REQUIREMENT> The material below holds pictures; leave them out and reproduce exactly the lines from the one with "Convert this chart to Apache ECharts code." through the one with "-13, dy: -13", inclusive.

>> START THE DATA

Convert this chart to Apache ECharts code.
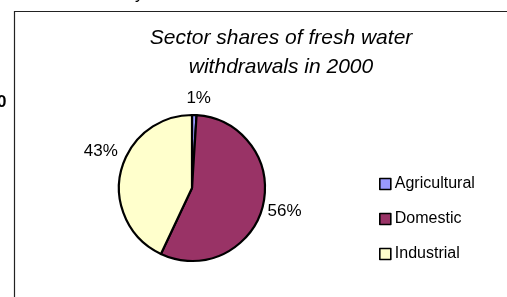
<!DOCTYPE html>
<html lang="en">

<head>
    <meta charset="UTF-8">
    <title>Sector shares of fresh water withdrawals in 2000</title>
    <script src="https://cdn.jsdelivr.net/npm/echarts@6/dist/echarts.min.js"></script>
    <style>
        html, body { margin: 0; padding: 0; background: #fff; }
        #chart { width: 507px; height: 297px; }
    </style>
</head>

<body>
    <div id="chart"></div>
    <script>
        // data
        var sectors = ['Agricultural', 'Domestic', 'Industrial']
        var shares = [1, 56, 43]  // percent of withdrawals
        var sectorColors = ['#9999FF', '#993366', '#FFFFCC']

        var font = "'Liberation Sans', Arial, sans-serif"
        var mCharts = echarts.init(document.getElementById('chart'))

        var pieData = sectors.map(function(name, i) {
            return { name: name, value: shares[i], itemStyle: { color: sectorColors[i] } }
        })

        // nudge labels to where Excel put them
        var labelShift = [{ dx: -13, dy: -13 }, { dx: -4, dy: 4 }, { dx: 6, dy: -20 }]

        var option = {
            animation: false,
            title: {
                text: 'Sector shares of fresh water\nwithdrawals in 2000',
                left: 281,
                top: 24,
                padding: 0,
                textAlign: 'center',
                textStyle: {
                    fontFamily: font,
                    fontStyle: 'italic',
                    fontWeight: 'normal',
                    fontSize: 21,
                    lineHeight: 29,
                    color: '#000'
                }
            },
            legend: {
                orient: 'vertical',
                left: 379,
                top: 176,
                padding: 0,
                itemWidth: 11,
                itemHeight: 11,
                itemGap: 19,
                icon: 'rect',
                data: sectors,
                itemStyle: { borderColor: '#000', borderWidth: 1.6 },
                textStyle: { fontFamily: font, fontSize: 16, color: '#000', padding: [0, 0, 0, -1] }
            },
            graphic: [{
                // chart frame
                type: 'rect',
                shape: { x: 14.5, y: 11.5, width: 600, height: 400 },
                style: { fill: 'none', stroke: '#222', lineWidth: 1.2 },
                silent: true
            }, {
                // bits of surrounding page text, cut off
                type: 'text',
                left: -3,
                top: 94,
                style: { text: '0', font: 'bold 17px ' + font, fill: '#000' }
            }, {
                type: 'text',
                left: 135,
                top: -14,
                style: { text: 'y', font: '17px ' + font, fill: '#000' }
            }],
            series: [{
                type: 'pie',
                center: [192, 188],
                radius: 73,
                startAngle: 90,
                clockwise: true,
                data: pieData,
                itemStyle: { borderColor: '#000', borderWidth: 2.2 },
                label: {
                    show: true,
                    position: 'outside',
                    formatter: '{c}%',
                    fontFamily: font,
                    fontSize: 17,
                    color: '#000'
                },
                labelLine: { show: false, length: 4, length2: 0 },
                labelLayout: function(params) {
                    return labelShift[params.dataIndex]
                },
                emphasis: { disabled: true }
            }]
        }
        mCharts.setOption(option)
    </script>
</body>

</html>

>> END THE DATA
>> START THE DATA

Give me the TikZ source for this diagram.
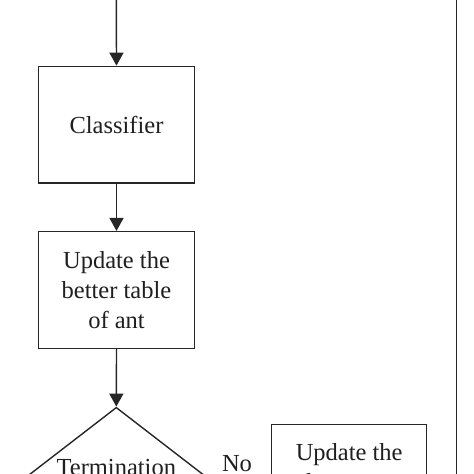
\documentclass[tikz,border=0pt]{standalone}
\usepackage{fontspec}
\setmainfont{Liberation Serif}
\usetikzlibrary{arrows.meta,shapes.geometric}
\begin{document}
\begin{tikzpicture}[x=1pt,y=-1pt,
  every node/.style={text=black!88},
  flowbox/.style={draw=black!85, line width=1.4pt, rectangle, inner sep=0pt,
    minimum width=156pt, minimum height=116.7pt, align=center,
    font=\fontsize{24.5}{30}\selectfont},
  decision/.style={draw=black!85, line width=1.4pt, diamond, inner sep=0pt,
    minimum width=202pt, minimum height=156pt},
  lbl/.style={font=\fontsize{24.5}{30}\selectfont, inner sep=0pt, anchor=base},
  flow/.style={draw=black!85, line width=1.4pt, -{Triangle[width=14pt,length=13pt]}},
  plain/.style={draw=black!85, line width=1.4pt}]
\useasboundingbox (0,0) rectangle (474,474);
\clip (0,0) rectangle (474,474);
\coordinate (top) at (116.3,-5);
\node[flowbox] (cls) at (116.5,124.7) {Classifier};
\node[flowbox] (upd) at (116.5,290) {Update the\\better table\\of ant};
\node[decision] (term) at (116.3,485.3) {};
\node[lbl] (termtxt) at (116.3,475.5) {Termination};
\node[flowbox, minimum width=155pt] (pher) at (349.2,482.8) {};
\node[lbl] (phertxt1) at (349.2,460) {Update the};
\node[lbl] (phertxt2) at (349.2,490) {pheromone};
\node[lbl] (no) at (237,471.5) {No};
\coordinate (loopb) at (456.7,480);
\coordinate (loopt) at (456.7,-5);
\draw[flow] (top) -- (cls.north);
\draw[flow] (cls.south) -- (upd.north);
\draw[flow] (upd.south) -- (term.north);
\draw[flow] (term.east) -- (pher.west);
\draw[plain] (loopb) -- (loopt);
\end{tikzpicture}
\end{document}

>> END THE DATA

SOLUTION TO THIS PROBLEM>
Convert this chart to Apache ECharts code.
<!DOCTYPE html>
<html lang="en">

<head>
    <meta charset="UTF-8">
    <title>Sector shares of fresh water withdrawals in 2000</title>
    <script src="https://cdn.jsdelivr.net/npm/echarts@6/dist/echarts.min.js"></script>
    <style>
        html, body { margin: 0; padding: 0; background: #fff; }
        #chart { width: 507px; height: 297px; }
    </style>
</head>

<body>
    <div id="chart"></div>
    <script>
        // data
        var sectors = ['Agricultural', 'Domestic', 'Industrial']
        var shares = [1, 56, 43]  // percent of withdrawals
        var sectorColors = ['#9999FF', '#993366', '#FFFFCC']

        var font = "'Liberation Sans', Arial, sans-serif"
        var mCharts = echarts.init(document.getElementById('chart'))

        var pieData = sectors.map(function(name, i) {
            return { name: name, value: shares[i], itemStyle: { color: sectorColors[i] } }
        })

        // nudge labels to where Excel put them
        var labelShift = [{ dx: -13, dy: -13 }, { dx: -4, dy: 4 }, { dx: 6, dy: -20 }]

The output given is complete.